National and intergovernmental agencies are listening and in more places than ever and influenced by South Korea, acting, strategising and spending. For example, the Organization of American States has partnered with the Government of Dominica to develop a strategy that explores how to create long-term, salaried jobs in the creative economy. In the Caribbean, music is often a part-time pursuit, as most opportunities, bar a few superstars, are in the cash-in-hand tourism-led creative economy, one dependent on externalities, such as weather and capital flows. A project from Chinese giant Tencent and Billboard Magazine called Chinese Music Gravity aims to promote Chinese pop music around the world. Even Oman has been exploring music intentionally, using an Arabic hit as a tool to promote the country as an investment opportunity. The continued success of Spanish language artists in English charts, from Rosalia to J. Balvin, further confirms the opportunity.

This is an encouraging start, but there have been far more failures than successes. The downfall of these initiatives is that they come and go, like the governments that introduce them. Music is a long-term investment, as South Korea demonstrates. Canada initiated a content quota in 1971 and has been investing in funding music across all genres and disciplines ever since. It may take a decade or two for an artist from China, or Zimbabwe, or Thailand, to gain a significant fanbase abroad. This has yet to be recognised or well understood. Drafting a strategy is one thing. Following through over a long period with education investment, infrastructure and grassroots policies that ensure music is taken seriously in local and national contexts is another. Until Psy’s unlikely hit Gangnam Style in 2012, few Korean artists broke through globally. And this was 15 years after the initial policy and investment were launched to develop Korean music and culture for international audiences.

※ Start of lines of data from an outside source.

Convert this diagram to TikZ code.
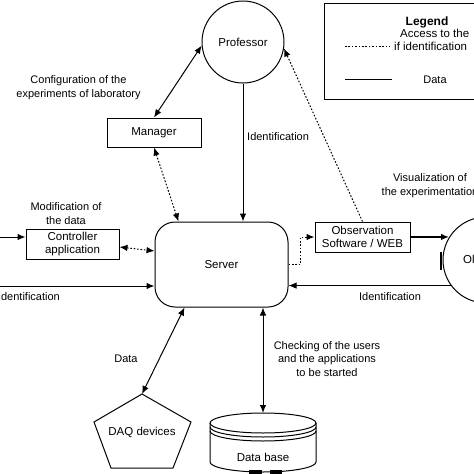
\documentclass[tikz,border=0pt]{standalone}
\usepackage{fontspec}
\setmainfont{Liberation Sans}
\usetikzlibrary{arrows.meta,calc}
\begin{document}
\begin{tikzpicture}[x=1pt,y=-1pt,
  every node/.style={font=\fontsize{11}{13.5}\selectfont},
  ln/.style={line width=1pt},
  conn/.style={line width=1pt, >={Latex[length=8pt,width=6.5pt]}},
  dotline/.style={conn, dash pattern=on 1.6pt off 1.8pt},
  box/.style={draw, line width=1pt, inner sep=0pt, align=center, font=\fontsize{11.5}{13.5}\selectfont},
  lbl/.style={align=center, inner sep=0pt}]
\useasboundingbox (0,0) rectangle (474,474);

% nodes
\node[box, circle, minimum size=82pt] (prof) at (243,42) {Professor};
\node[box, minimum width=94pt, minimum height=29pt] (mgr) at (154,132.5) {Manager};
\node[box, minimum width=93pt, minimum height=30pt] (ctrl) at (72.5,244) {Controller\\application};
\node[box, rounded corners=20pt, minimum width=133pt, minimum height=85pt] (srv) at (221.5,264.5) {Server};
\node[box, minimum width=95pt, minimum height=30pt] (obs) at (362.5,237) {Observation\\Software / WEB};
\node[box, circle, minimum size=86pt] (oi) at (486,260) {};
\node[lbl, anchor=west, font=\fontsize{11.5}{13.5}\selectfont] (oitext) at (463,259) {Ol};
\draw[line width=2pt] (441,252) -- (441,270);

% DAQ pentagon
\draw[ln] (142,394) -- (191,422) -- (173,468) -- (111,468) -- (94,422) -- cycle;
\node[lbl, font=\fontsize{11.5}{13.5}\selectfont] (daq) at (142,432) {DAQ devices};
\coordinate (daqtop) at (142,394);

% database cylinder
\coordinate (dbtop) at (263,413);
\draw[ln] (263,423) ellipse[x radius=53pt, y radius=10pt];
\draw[ln] (210,427) arc[start angle=180, end angle=360, x radius=53pt, y radius=10pt];
\draw[ln] (210,431) arc[start angle=180, end angle=360, x radius=53pt, y radius=10pt];
\draw[ln] (210,423) -- (210,462) arc[start angle=180, end angle=360, x radius=53pt, y radius=10pt] -- (316,423);
\node[lbl, font=\fontsize{11.5}{13.5}\selectfont] (db) at (263,457) {Data base};
\fill (249,470) rectangle (262,474);
\fill (270,470) rectangle (282,474);

% connectors
\draw[conn,<->] (mgr.north) -- (prof.185);
\draw[conn,->] (prof.south) -- (prof.south |- srv.north);
\draw[dotline,->] (obs.north) -- (prof.-9);
\draw[dotline,<->] (mgr.south) -- ([xshift=24pt]srv.north west);
\draw[dotline,<->] ([yshift=-3pt]ctrl.east) -- ([yshift=13.5pt]srv.west);
\coordinate (inA) at (0,237);
\draw[conn,->] (inA) -- (inA -| ctrl.west);
\coordinate (inB) at (0,286);
\draw[conn,->] (inB) -- (inB -| srv.west);
\draw[dotline,->] (srv.east) -- ++(12,0) |- (obs.west);
\draw[conn,->,line width=1.8pt] (obs.east) -- (oi.148);
\draw[conn,->] (oi.216) -- (oi.216 -| srv.east);
\draw[conn,<->] ([xshift=30pt]srv.south west) -- (daqtop);
\draw[conn,<->] (dbtop |- srv.south) -- (dbtop);

% labels
\node[lbl] (cfg) at (78.5,87.5) {Configuration of the\\experiments of laboratory};
\node[lbl, anchor=west] (idtop) at (247,137) {Identification};
\node[lbl] (mod) at (66,213.5) {Modification of\\the data};
\node[lbl, anchor=east] (idleft) at (60,297) {Identification};
\node[lbl] (idright) at (390,297) {Identification};
\node[lbl] (vis) at (430,185.5) {Visualization of\\the experimentation};
\node[lbl] (chk) at (327,359) {Checking of the users\\and the applications\\to be started};
\node[lbl] (dlab) at (126,359) {Data};

% legend
\draw[ln] (324,3) rectangle (480,99);
\node[lbl, font=\bfseries\fontsize{12}{14}\selectfont] (lgT) at (427,22) {Legend};
\node[lbl, anchor=west, font=\fontsize{11.5}{13.5}\selectfont] (lgA) at (400,33) {Access to the};
\node[lbl, anchor=west, font=\fontsize{11.5}{13.5}\selectfont] (lgB) at (394,46) {if identification};
\coordinate (lgd1) at (345,46);
\coordinate (lgd2) at (390,46);
\draw[dotline] (lgd1) -- (lgd2);
\coordinate (lgs1) at (345,79);
\coordinate (lgs2) at (392,79);
\draw[ln] (lgs1) -- (lgs2);
\node[lbl] (lgD) at (435,80) {Data};
\end{tikzpicture}
\end{document}
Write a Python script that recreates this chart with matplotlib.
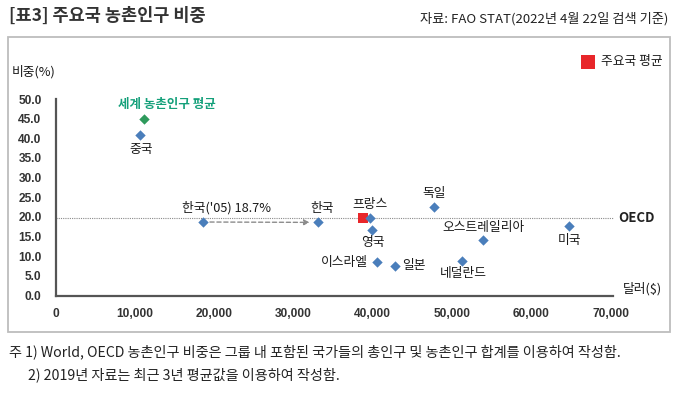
import matplotlib
matplotlib.use("Agg")
import matplotlib.pyplot as plt
from matplotlib.patches import Rectangle

plt.rcParams['font.family'] = ['Noto Sans CJK KR', 'DejaVu Sans']

# ---- data ----
countries = ['중국', '한국', '프랑스', '영국', '이스라엘', '일본', '독일', '네덜란드', '오스트레일리아', '미국']
gdp = [10650, 33100, 39700, 39950, 40580, 42770, 47700, 51300, 53900, 64800]
rural = [40.8, 18.6, 19.7, 16.7, 8.5, 7.6, 22.6, 8.8, 14.0, 17.8]

world_label = '세계 농촌인구 평균'
world_gdp = 11120
world_rural = 45.0

korea05_label = "한국('05) 18.7%"
korea05_gdp = 18600
korea05_rural = 18.7

avg_label = '주요국 평균'
avg_gdp = 38740
avg_rural = 19.6

oecd_label = 'OECD'
oecd_rural = 19.7

xticks = [0, 10000, 20000, 30000, 40000, 50000, 60000, 70000]
yticks = [0, 5, 10, 15, 20, 25, 30, 35, 40, 45, 50]

# label offsets in pixels (dx, dy, ha)
offsets = {
    '중국': (1, -14, 'center'),
    '한국': (4, 14, 'center'),
    '프랑스': (0, 13.5, 'center'),
    '영국': (1, -12.5, 'center'),
    '이스라엘': (-9, -0.5, 'right'),
    '일본': (7, 0, 'left'),
    '독일': (0, 12.7, 'center'),
    '네덜란드': (1, -12.4, 'center'),
    '오스트레일리아': (1, 12.7, 'center'),
    '미국': (0, -14.6, 'center'),
}

W, H = 680, 394
fig = plt.figure(figsize=(W / 100, H / 100), dpi=100)
fig.patch.set_facecolor('white')

# outer box
fig.add_artist(Rectangle((8 / W, 1 - 332 / H), (670 - 8) / W, (332 - 37) / H,
                         transform=fig.transFigure, fill=False,
                         edgecolor='#bdbdbd', linewidth=1.3))

# title and source
fig.text(9 / W, 1 - 16 / H, '[표3] 주요국 농촌인구 비중', fontsize=12.6, color='#333333',
         ha='left', va='center', fontweight='bold')
fig.text(668 / W, 1 - 19 / H, '자료: FAO STAT(2022년 4월 22일 검색 기준)', fontsize=9.5,
         color='#222222', ha='right', va='center')

# footnotes
fig.text(9 / W, 1 - 352 / H,
         '주 1) World, OECD 농촌인구 비중은 그룹 내 포함된 국가들의 총인구 및 농촌인구 합계를 이용하여 작성함.',
         fontsize=10.2, color='#222222', ha='left', va='center')
fig.text(28 / W, 1 - 375 / H, '2) 2019년 자료는 최근 3년 평균값을 이용하여 작성함.',
         fontsize=10.2, color='#222222', ha='left', va='center')

# axes
left_px, right_px = 55.5, 613
top_px, bot_px = 99, 295.5
ax = fig.add_axes([left_px / W, 1 - bot_px / H, (right_px - left_px) / W, (bot_px - top_px) / H])
ax.set_xlim(0, 70300)
ax.set_ylim(0, 50)
ax.patch.set_alpha(0)
for s in ['top', 'right']:
    ax.spines[s].set_visible(False)
for s in ['left', 'bottom']:
    ax.spines[s].set_color('#555555')
    ax.spines[s].set_linewidth(1.6)

ax.set_xticks(xticks)
ax.set_xticklabels([f'{v:,}' for v in xticks])
ax.set_yticks(yticks)
ax.set_yticklabels([f'{v:.1f}' for v in yticks])
ax.tick_params(length=0)
ax.tick_params(axis='x', pad=9)
ax.tick_params(axis='y', pad=10)
for lab in ax.get_xticklabels() + ax.get_yticklabels():
    lab.set_fontfamily('Liberation Sans')
    lab.set_fontweight('bold')
    lab.set_fontsize(8.6)
    lab.set_color('#333333')

# OECD dotted line
ax.plot([0, 70300], [oecd_rural, oecd_rural], linestyle=(0, (1, 1)), color='#8a8a8a',
        linewidth=0.8, zorder=1, clip_on=False)
ax.annotate(oecd_label, (70300, oecd_rural), xytext=(5, 0), textcoords='offset pixels',
            ha='left', va='center', fontsize=9.5, fontweight='bold', color='#222222',
            annotation_clip=False)

# arrow Korea 2005 -> Korea
ax.annotate('', xy=(gdp[1], rural[1]), xytext=(korea05_gdp, korea05_rural),
            arrowprops=dict(arrowstyle='-|>', linestyle=(0, (3, 2)), color='#8c8c8c',
                            linewidth=1.0, shrinkA=5, shrinkB=6, mutation_scale=8),
            zorder=2)

blue = '#4a7ebb'
ax.scatter(gdp, rural, marker='D', s=28, color=blue, zorder=4, linewidths=0, clip_on=False)
ax.scatter([korea05_gdp], [korea05_rural], marker='D', s=28, color=blue, zorder=4,
           linewidths=0, clip_on=False)
ax.scatter([world_gdp], [world_rural], marker='D', s=28, color='#2e9a5c', zorder=4,
           linewidths=0, clip_on=False)
ax.scatter([avg_gdp], [avg_rural], marker='s', s=52, color='#e8262a', zorder=3,
           linewidths=0, clip_on=False)

lab_kw = dict(textcoords='offset pixels', va='center', fontsize=9.2, color='#1a1a1a',
              annotation_clip=False)
for name, x, y in zip(countries, gdp, rural):
    dx, dy, ha = offsets[name]
    ax.annotate(name, (x, y), xytext=(dx, dy), ha=ha, **lab_kw)

ax.annotate(korea05_label, (korea05_gdp, korea05_rural), xytext=(23, 14), ha='center', **lab_kw)
ax.annotate(world_label, (world_gdp, world_rural), xytext=(23, 13.7), ha='center',
            textcoords='offset pixels', va='center', fontsize=9, color='#14a07a',
            fontweight='bold', annotation_clip=False)

# axis titles
fig.text(34 / W, 1 - 72 / H, '비중(%)', fontsize=9.2, color='#1a1a1a', ha='center',
         va='center')
fig.text(642 / W, 1 - 289 / H, '달러($)', fontsize=9.2, color='#1a1a1a', ha='center',
         va='center')

# legend
fig.add_artist(Rectangle((581 / W, 1 - 68.5 / H), 14 / W, 14 / H, transform=fig.transFigure,
                         facecolor='#e8262a', edgecolor='none'))
fig.text(601 / W, 1 - 61.5 / H, avg_label, fontsize=9.2, color='#1a1a1a', ha='left',
         va='center')

fig.savefig('out.png', dpi=100, facecolor='white')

But this expansion of nations treating music seriously is encouraging. Mexico, for example, published its first ever report chronicling the size of its commercial sector. Belize is embarking, for the first time, on an international music tourism plan. The Philippines is readying one as well.

With these strategies comes more music, more stories introducing new cultures and experiences and, if talented artists find audiences, more income and jobs.